Task: Evaluate four definite integrals and match them to their corresponding values.
Methodology: Employ integration techniques including substitution, properties of odd/even functions, and partial fractions.
Integral Evaluations:
(A) $\int_{0}^{1} \frac{2x}{1+x^2} dx$:
Let $u = 1 + x^2$, so $du = 2x dx$.
Limits change: $x=0 \implies u=1$; $x=1 \implies u=2$.
Integral becomes $\int_{1}^{2} \frac{1}{u} du = [\ln|u|]_{1}^{2} = \ln(2) - \ln(1) = \ln(2)$.
Matches value (III).
(B) $\int_{-1}^{1} \sin^3x \cos^4x dx$:
Let $f(x) = \sin^3x \cos^4x$.
Test for odd/even: $f(-x) = \sin^3(-x) \cos^4(-x) = (-\sin x)^3 (\cos x)^4 = -\sin^3x \cos^4x = -f(x)$.
The function is odd. The integral of an odd function over $[-a, a]$ is 0.
Matches value (IV).
(C) $\int_{0}^{\pi} \sin x dx$:
Antiderivative of $\sin x$ is $-\cos x$.
$\int_{0}^{\pi} \sin x dx = [-\cos x]_{0}^{\pi} = (-\cos(\pi)) - (-\cos(0)) = (-(-1)) - (-1) = 1 + 1 = 2$.
Matches value (I).
(D) $\int_{2}^{3} \frac{2}{x^2 - 1} dx$:
Partial fraction decomposition: $\frac{2}{x^2 - 1} = \frac{2}{(x-1)(x+1)} = \frac{1}{x-1} - \frac{1}{x+1}$.
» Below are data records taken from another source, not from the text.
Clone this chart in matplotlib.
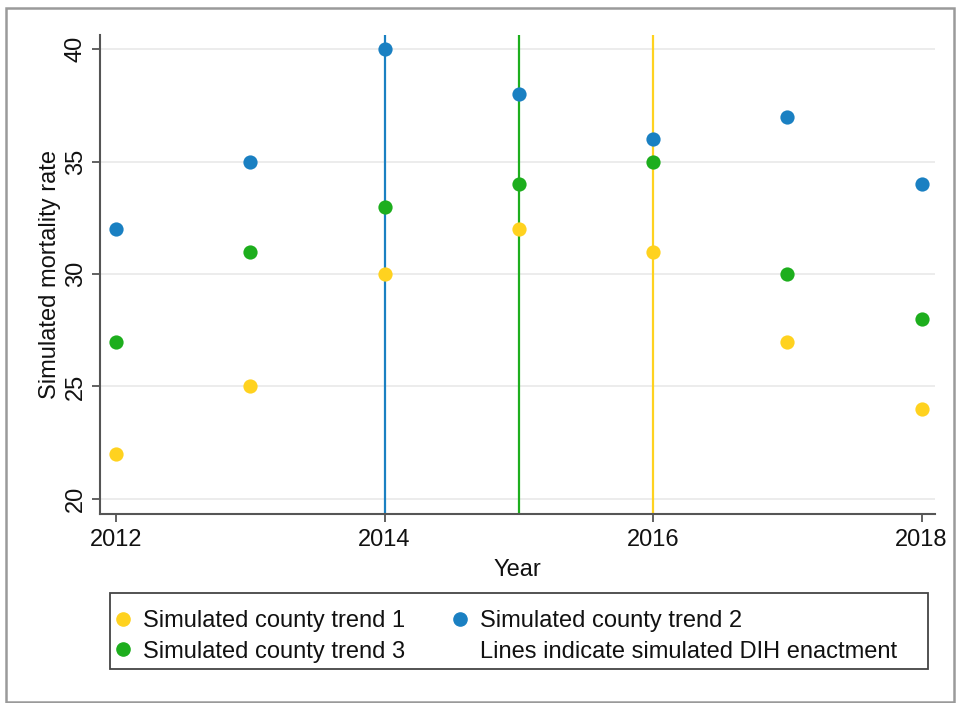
import matplotlib
matplotlib.use("Agg")
import matplotlib.pyplot as plt
from matplotlib.lines import Line2D
from matplotlib.patches import Rectangle

plt.rcParams['font.family'] = ['Liberation Sans', 'DejaVu Sans']

years = [2012, 2013, 2014, 2015, 2016, 2017, 2018]
trend1 = [22, 25, 30, 32, 31, 27, 24]
trend2 = [32, 35, 40, 38, 36, 37, 34]
trend3 = [27, 31, 33, 34, 35, 30, 28]
enactment = {"trend2": 2014, "trend3": 2015, "trend1": 2016}

yellow = "#FFD21F"
blue = "#1A80C2"
green = "#1DAE1D"

W, H = 957, 703
fig = plt.figure(figsize=(W / 100, H / 100), dpi=100)
ax = fig.add_axes([0.1045, 0.2688, 0.8725, 0.6812])

# outer frame around the whole graph
fig.patches.append(Rectangle((6 / W, 1 / H), 948 / W, 694 / H,
                             transform=fig.transFigure, fill=False,
                             edgecolor="#9a9a9a", linewidth=1.8, zorder=0))
# legend box
fig.patches.append(Rectangle((110 / W, 1 - 669 / H), 818 / W, 76 / H,
                             transform=fig.transFigure, fill=False,
                             edgecolor="#444444", linewidth=1.3, zorder=1))

ax.set_xlim(2011.88, 2018.1)
ax.set_ylim(19.33, 40.62)
ax.set_yticks([20, 25, 30, 35, 40])
ax.set_xticks([2012, 2014, 2016, 2018])
ax.grid(axis="y", color="#ececec", linewidth=1.4)
ax.set_axisbelow(True)

for spine in ["top", "right"]:
    ax.spines[spine].set_visible(False)
for spine in ["left", "bottom"]:
    ax.spines[spine].set_color("#555555")
    ax.spines[spine].set_linewidth(1.5)

ax.tick_params(axis="both", direction="out", length=6, width=1.3,
               color="#555555", labelsize=17, labelcolor="#111111")
ax.tick_params(axis="x", pad=5)
for lbl in ax.get_yticklabels():
    lbl.set_rotation(90)
    lbl.set_va("center")

# enactment lines
ax.axvline(enactment["trend2"], color=blue, linewidth=1.6, zorder=2)
ax.axvline(enactment["trend3"], color=green, linewidth=1.6, zorder=2)
ax.axvline(enactment["trend1"], color=yellow, linewidth=1.6, zorder=2)

ms = 105
ax.scatter(years, trend1, s=ms, color=yellow, zorder=3, linewidths=0)
ax.scatter(years, trend2, s=ms, color=blue, zorder=3, linewidths=0)
ax.scatter(years, trend3, s=ms, color=green, zorder=3, linewidths=0)

ax.set_xlabel("Year", fontsize=17, labelpad=5.5, color="#111111")
ax.set_ylabel("Simulated mortality rate", fontsize=17, labelpad=2.5, color="#111111")

handles = [
    Line2D([], [], marker="o", linestyle="", color=yellow, markersize=9.5),
    Line2D([], [], marker="o", linestyle="", color=green, markersize=9.5),
    Line2D([], [], marker="o", linestyle="", color=blue, markersize=9.5),
    Line2D([], [], linestyle="", marker=""),
]
labels = ["Simulated county trend 1", "Simulated county trend 3",
          "Simulated county trend 2", "Lines indicate simulated DIH enactment"]
leg = fig.legend(handles, labels, ncol=2, loc="center left",
                 bbox_to_anchor=(116 / W, 1 - 636.5 / H),
                 fontsize=17, frameon=False,
                 handlelength=0.6, handletextpad=0.55, borderpad=0,
                 labelspacing=0.36, columnspacing=2.0, borderaxespad=0)
for t in leg.get_texts():
    t.set_color("#111111")

fig.savefig("out.png", dpi=100, facecolor="white")
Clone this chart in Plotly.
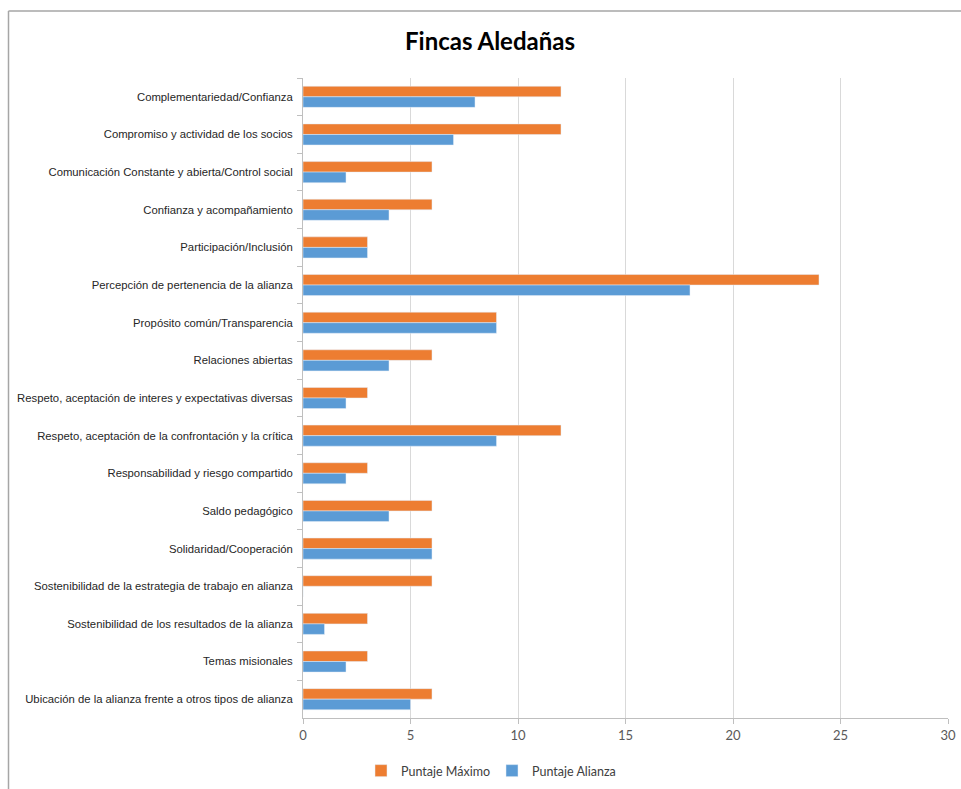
import plotly.graph_objects as go

categories = [
    "Complementariedad/Confianza",
    "Compromiso y actividad de los socios",
    "Comunicación Constante y abierta/Control social",
    "Confianza y acompañamiento",
    "Participación/Inclusión",
    "Percepción de pertenencia de la alianza",
    "Propósito común/Transparencia",
    "Relaciones abiertas",
    "Respeto, aceptación de interes y expectativas diversas",
    "Respeto, aceptación de la confrontación y la crítica",
    "Responsabilidad y riesgo compartido",
    "Saldo pedagógico",
    "Solidaridad/Cooperación",
    "Sostenibilidad de la estrategia de trabajo en alianza",
    "Sostenibilidad de los resultados de la alianza",
    "Temas misionales",
    "Ubicación de la alianza frente a otros tipos de alianza",
]
puntaje_maximo = [12, 12, 6, 6, 3, 24, 9, 6, 3, 12, 3, 6, 6, 6, 3, 3, 6]
puntaje_alianza = [8, 7, 2, 4, 3, 18, 9, 4, 2, 9, 2, 4, 6, 0, 1, 2, 5]

W, H = 961, 789
L, R, T, B = 303, 13, 78, 71
pw, ph = W - L - R, H - T - B

fig = go.Figure()
fig.add_trace(go.Bar(
    y=categories, x=puntaje_maximo, orientation="h",
    name="Puntaje Máximo", marker_color="#ED7D31",
))
fig.add_trace(go.Bar(
    y=categories, x=puntaje_alianza, orientation="h",
    name="Puntaje Alianza", marker_color="#5B9BD5",
))

# frame line (only top and left edges are visible in the source)
fx = (8.5 - L) / pw
fy = (H - B - 11) / ph
frame = dict(color="#a6a6a6", width=1.5)
fig.add_shape(type="line", xref="paper", yref="paper",
              x0=fx, y0=fy, x1=1.2, y1=fy, line=frame)
fig.add_shape(type="line", xref="paper", yref="paper",
              x0=fx, y0=fy, x1=fx, y1=-0.3, line=frame)

fig.update_layout(
    width=W, height=H,
    margin=dict(l=L, r=R, t=T, b=B, autoexpand=False),
    paper_bgcolor="white", plot_bgcolor="white",
    barmode="group", bargap=0.44, bargroupgap=0,
    title=dict(
        text="<b>Fincas Aledañas</b>", x=490 / W, xref="container",
        y=1 - 42 / H, yref="container", xanchor="center", yanchor="middle",
        font=dict(family="Lato, Open Sans, sans-serif", size=24, color="#000000"),
    ),
    legend=dict(
        orientation="h", xref="container", yref="container",
        x=492 / W, y=1 - 771 / H, xanchor="center", yanchor="middle",
        font=dict(family="Lato, Open Sans, sans-serif", size=12.5, color="#404040"),
        itemwidth=30, traceorder="normal", entrywidth=86,
    ),
    font=dict(family="Liberation Sans, Arial", size=11.3, color="#404040"),
)
fig.update_xaxes(
    range=[0, 30], dtick=5, showgrid=True, gridcolor="#d9d9d9", gridwidth=1,
    zeroline=False, showline=True, linecolor="#bfbfbf", linewidth=1,
    ticks="outside", ticklen=5, tickcolor="#bfbfbf", automargin=False,
    ticklabeloverflow="allow",
    tickfont=dict(family="Lato, Open Sans, sans-serif", size=13, color="#595959"),
)
fig.update_yaxes(
    autorange="reversed", showline=True, linecolor="#bfbfbf", linewidth=1,
    ticks="outside", ticklen=5, tickcolor="#bfbfbf", tickson="boundaries",
    showgrid=False, automargin=False, ticklabelstandoff=7,
    tickfont=dict(family="Liberation Sans, Arial", size=11.3, color="#262626"),
)

# drop the default page margin so the figure fills the window exactly
fig.write_html(
    "out.html",
    config={"displayModeBar": False},
    post_script="document.body.style.margin='0';",
)
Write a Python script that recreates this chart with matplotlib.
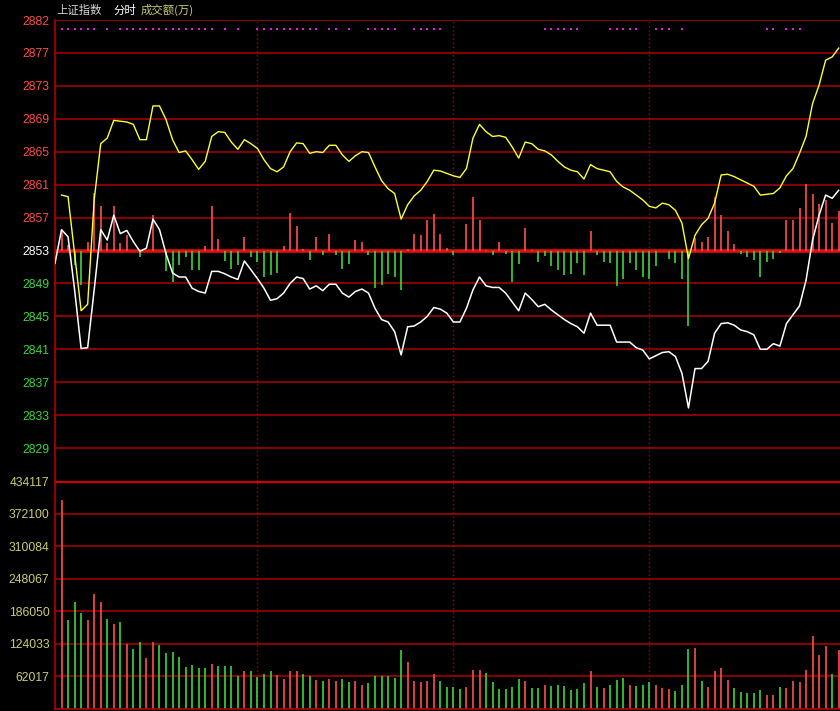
import numpy as np
import matplotlib.pyplot as plt

# 上证指数 分时图, 每根柱 2 分钟 (0 = 9:30, 120 = 15:00)
pre_close = 2853.0
step = 4.1

price = [2851.4, 2855.6, 2854.7, 2848.1, 2840.8, 2840.9, 2848.1, 2855.6, 2854.3, 2857.4,
         2855.1, 2855.5, 2854.1, 2852.9, 2853.3, 2856.9, 2855.6, 2852.6, 2850.2, 2849.7,
         2849.7, 2848.3, 2847.9, 2847.7, 2850.4, 2850.4, 2850.1, 2849.7, 2849.4, 2851.7,
         2850.6, 2849.5, 2848.3, 2846.8, 2847.0, 2847.7, 2848.9, 2849.7, 2849.5, 2848.2,
         2848.6, 2848.0, 2848.8, 2848.8, 2847.7, 2847.2, 2847.9, 2848.2, 2847.7, 2845.8,
         2844.4, 2844.1, 2842.9, 2840.0, 2843.5, 2843.6, 2844.1, 2844.8, 2845.9, 2845.7,
         2845.2, 2844.1, 2844.1, 2845.8, 2848.1, 2849.7, 2848.6, 2848.4, 2848.4, 2847.7,
         2846.6, 2845.5, 2847.7, 2846.9, 2846.0, 2846.3, 2845.6, 2845.0, 2844.4, 2843.9,
         2843.5, 2842.7, 2845.2, 2843.7, 2843.7, 2843.7, 2841.6, 2841.6, 2841.6, 2840.9,
         2840.6, 2839.5, 2839.9, 2840.3, 2840.4, 2839.8, 2837.7, 2833.4, 2838.3, 2838.3,
         2839.2, 2842.7, 2843.9, 2844.0, 2843.7, 2843.1, 2842.9, 2842.5, 2840.7, 2840.7,
         2841.4, 2841.1, 2843.9, 2845.0, 2846.1, 2849.3, 2854.3, 2857.4, 2859.9, 2859.5,
         2860.5]

# 领先指标 (黄线), 从第 1 根开始
lead = [2859.9, 2859.7, 2852.6, 2845.5, 2846.3, 2859.3, 2866.3, 2867.0, 2869.2, 2869.1,
        2869.0, 2868.7, 2866.8, 2866.8, 2871.0, 2871.0, 2869.3, 2866.8, 2865.2, 2865.4,
        2864.3, 2863.1, 2864.1, 2867.2, 2867.8, 2867.7, 2866.5, 2865.6, 2866.8, 2866.3,
        2865.7, 2864.3, 2863.2, 2862.8, 2863.4, 2865.3, 2866.4, 2866.3, 2865.1, 2865.3,
        2865.2, 2866.1, 2866.1, 2864.9, 2864.1, 2864.8, 2865.3, 2865.2, 2863.4, 2861.7,
        2860.7, 2860.1, 2856.9, 2858.7, 2859.8, 2860.5, 2861.6, 2863.0, 2862.9, 2862.6,
        2862.3, 2862.1, 2863.2, 2867.0, 2868.7, 2867.8, 2867.2, 2867.3, 2867.1, 2865.9,
        2864.5, 2866.5, 2866.3, 2865.6, 2865.4, 2864.9, 2864.1, 2863.4, 2863.0, 2862.8,
        2861.9, 2863.7, 2863.2, 2863.0, 2862.8, 2861.6, 2860.9, 2860.5, 2859.9, 2859.3,
        2858.5, 2858.3, 2858.9, 2858.7, 2858.0, 2856.4, 2852.0, 2854.9, 2856.2, 2857.0,
        2858.9, 2862.4, 2862.5, 2862.2, 2861.8, 2861.4, 2861.0, 2859.9, 2860.0, 2860.1,
        2860.8, 2862.3, 2863.2, 2865.1, 2867.2, 2871.3, 2873.6, 2876.7, 2877.1, 2878.2]

# 买卖力道 红绿柱 (相对昨收)
strength = [2.58, 0.71, -1.78, -4.27, 1.12, 7.13, 5.48, 0.91, 5.48, 0.91,
            1.95, 0, -0.75, 0, 4.44, 0, -2.61, -3.86, -1.78, -0.75,
            -2.40, -2.40, 0.50, 5.48, 1.41, -1.25, -2.33, -1.78, 1.74, -0.83,
            -1.49, -3.24, -3.03, -2.83, 0.50, 4.73, 3.08, 0.21, -1.16, 1.66,
            -0.54, 2.03, -0.50, -2.33, -1.66, 1.33, 1.03, -0.50, -4.69, -4.27,
            -2.90, -3.24, -4.98, 0.21, 2.08, 1.87, 3.82, 4.52, 2.08, 0.37,
            -0.54, 0, 3.32, 6.64, 3.82, 0.09, -0.54, 1.12, -0.41, -3.95,
            -1.66, 2.78, 0.09, -1.41, -0.66, -1.99, -2.49, -3.03, -2.95, -1.58,
            -3.11, 2.37, -0.54, -1.49, -1.58, -4.36, -3.57, -1.58, -2.40, -3.24,
            -3.57, -1.99, 0, -1.03, -1.58, -3.57, -9.46, 1.53, 1.12, 1.66,
            6.72, 4.44, 2.49, 0.83, -0.41, -0.75, -1.16, -3.32, -1.37, -1.03,
            -0.25, 3.82, 3.82, 5.27, 8.30, 7.06, 5.81, 6.31, 3.40, 4.86]

# 成交额 (万)
volume = [398500, 170000, 203000, 182800, 170000, 219500, 203000, 171900, 162400, 165600,
          123800, 114200, 127600, 97100, 127600, 122400, 106600, 108500, 99000, 80000,
          83800, 78100, 78100, 86300, 82400, 82400, 82400, 63400, 73000, 73000,
          60900, 67200, 73000, 64100, 57700, 71600, 72900, 67200, 63400, 55800,
          53900, 57700, 52600, 57700, 50700, 53900, 46300, 49500, 63400, 63400,
          63400, 58300, 112900, 88700, 53900, 50700, 52600, 67200, 53900, 41100,
          41700, 38700, 41700, 74800, 74800, 68500, 50700, 38700, 38700, 41700,
          57700, 53900, 40000, 40000, 46300, 44400, 46300, 44400, 36700, 38700,
          49500, 71600, 41700, 40000, 46300, 55800, 59000, 46300, 44400, 46300,
          51400, 46300, 40000, 38100, 33500, 46300, 114200, 116100, 52600, 41700,
          71600, 78100, 55800, 40000, 32400, 30500, 30500, 36700, 27200, 27200,
          41700, 40000, 53900, 50700, 74800, 139600, 103400, 119200, 67200, 111600]
vol_dir = ("rgggrrrgrg" "rggrrggggg" "gggrggggrg" "gggrrrrggr" "grrggrrggg"
           "gggrrrrrgg" "ggrrrggggg" "grggrggggg" "grgrgggrgg" "grrrgggrgr"
           "rrrgggggrr" "grrrrrrrgr")

# 顶部紫色信号点
signal_t = [1, 2, 3, 4, 5, 6, 8, 10, 11, 12, 13, 14, 15, 16, 17, 18, 19, 20, 21, 22, 23, 24,
            26, 28, 31, 32, 33, 34, 35, 36, 37, 38, 39, 40, 42, 43, 45, 48, 49, 50, 51, 52,
            55, 56, 57, 58, 59, 75, 76, 77, 78, 79, 80, 85, 86, 87, 88, 89, 92, 93, 94, 96,
            109, 110, 112, 113, 114]

price_labels = ['2829', '2833', '2837', '2841', '2845', '2849', '2853',
                '2857', '2861', '2865', '2869', '2873', '2877', '2882']
vol_max = 434117
vol_labels = ['62017', '124033', '186050', '248067', '310084', '372100', '434117']

RED = '#ff4c4c'
GREEN = '#3ad63a'
GRID = '#b00000'

fig = plt.figure(figsize=(8.4, 7.11), dpi=100, facecolor='black')
ax = fig.add_axes([55 / 840, 230 / 711, 785 / 840, 461 / 711], facecolor='black')
axv = fig.add_axes([55 / 840, 2 / 711, 785 / 840, 228 / 711], facecolor='black')

t = np.arange(len(price))
tb = np.arange(1, len(volume) + 1)

# --- 价格区 ---
ax.set_xlim(0, 120.2)
ax.set_ylim(pre_close - 7 * step, pre_close + 7 * step)
levels = pre_close + step * np.arange(-6, 8)
for k, y in enumerate(levels):
    if k == 6:
        ax.axhline(y, color='#e01010', lw=2.6, zorder=1)
    else:
        ax.axhline(y, color=GRID, lw=1.1, zorder=1)
for x in [31, 61, 91]:
    ax.axvline(x, color=GRID, lw=1, ls=(0, (1, 2)), zorder=1)
    axv.axvline(x, color=GRID, lw=1, ls=(0, (1, 2)), zorder=1)

s = np.array(strength)
ax.vlines(tb, pre_close, pre_close + s, colors=[RED if v > 0 else GREEN for v in s],
          lw=1.2, zorder=2)
ax.plot(t, price, color='white', lw=1.1, zorder=4)
ax.plot(tb, lead, color='#ffff30', lw=1.0, zorder=3)
ax.scatter(signal_t, np.full(len(signal_t), 2880.6), marker='s', s=3,
           color='#e020e0', linewidths=0, zorder=5)

ax.set_yticks(levels)
ax.set_yticklabels(price_labels, fontfamily='Liberation Sans', fontsize=8.7)
for k, lab in enumerate(ax.get_yticklabels()):
    lab.set_color('white' if k == 6 else (RED if k > 6 else GREEN))
ax.tick_params(axis='y', length=0, pad=4)
ax.set_xticks([])
for side in ['top', 'bottom', 'right']:
    ax.spines[side].set_visible(False)
ax.spines['left'].set_color(GRID)
ax.spines['left'].set_linewidth(1.2)

# --- 成交额区 ---
axv.set_xlim(0, 120.2)
axv.set_ylim(0, vol_max)
vlev = vol_max / 7 * np.arange(1, 8)
for k, y in enumerate(vlev):
    axv.axhline(y, color='#d00000' if k == 6 else GRID, lw=2.4 if k == 6 else 1.1, zorder=1)
axv.vlines(tb, 0, volume, colors=[RED if c == 'r' else GREEN for c in vol_dir],
           lw=1.2, zorder=2)
axv.set_yticks(vlev)
axv.set_yticklabels(vol_labels, fontfamily='Liberation Sans', fontsize=8.7, color='#cccc70')
axv.tick_params(axis='y', length=0, pad=4)
axv.set_xticks([])
for side in ['top', 'right']:
    axv.spines[side].set_visible(False)
for side in ['left', 'bottom']:
    axv.spines[side].set_color(GRID)
    axv.spines[side].set_linewidth(1.2)

# 标题
cjk = ['Noto Sans CJK SC', 'DejaVu Sans']
fig.text(56 / 840, 1 - 10 / 711, '上证指数', color='#d8d8d8', fontsize=8.2, family=cjk, va='center')
fig.text(113 / 840, 1 - 10 / 711, '分时', color='white', fontsize=8.2, family=cjk, va='center')
fig.text(141 / 840, 1 - 10 / 711, '成交额(万)', color='#cccc70', fontsize=8.2, family=cjk, va='center')

fig.savefig('out.png', dpi=100, facecolor='black')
Integral: $\int_{2}^{3} (\frac{1}{x-1} - \frac{1}{x+1}) dx = [\ln|x-1| - \ln|x+1|]_{2}^{3} = [\ln|\frac{x-1}{x+1}|]_{2}^{3}$.
$= \ln|\frac{3-1}{3+1}| - \ln|\frac{2-1}{2+1}| = \ln|\frac{2}{4}| - \ln|\frac{1}{3}| = \ln(\frac{1}{2}) - \ln(\frac{1}{3}) = \ln(\frac{1/2}{1/3}) = \ln(\frac{3}{2})$.
Matches value (II).
Conclusion:
The correct matches are (A) - (III), (B) - (IV), (C) - (I), (D) - (II). This corresponds to option (4).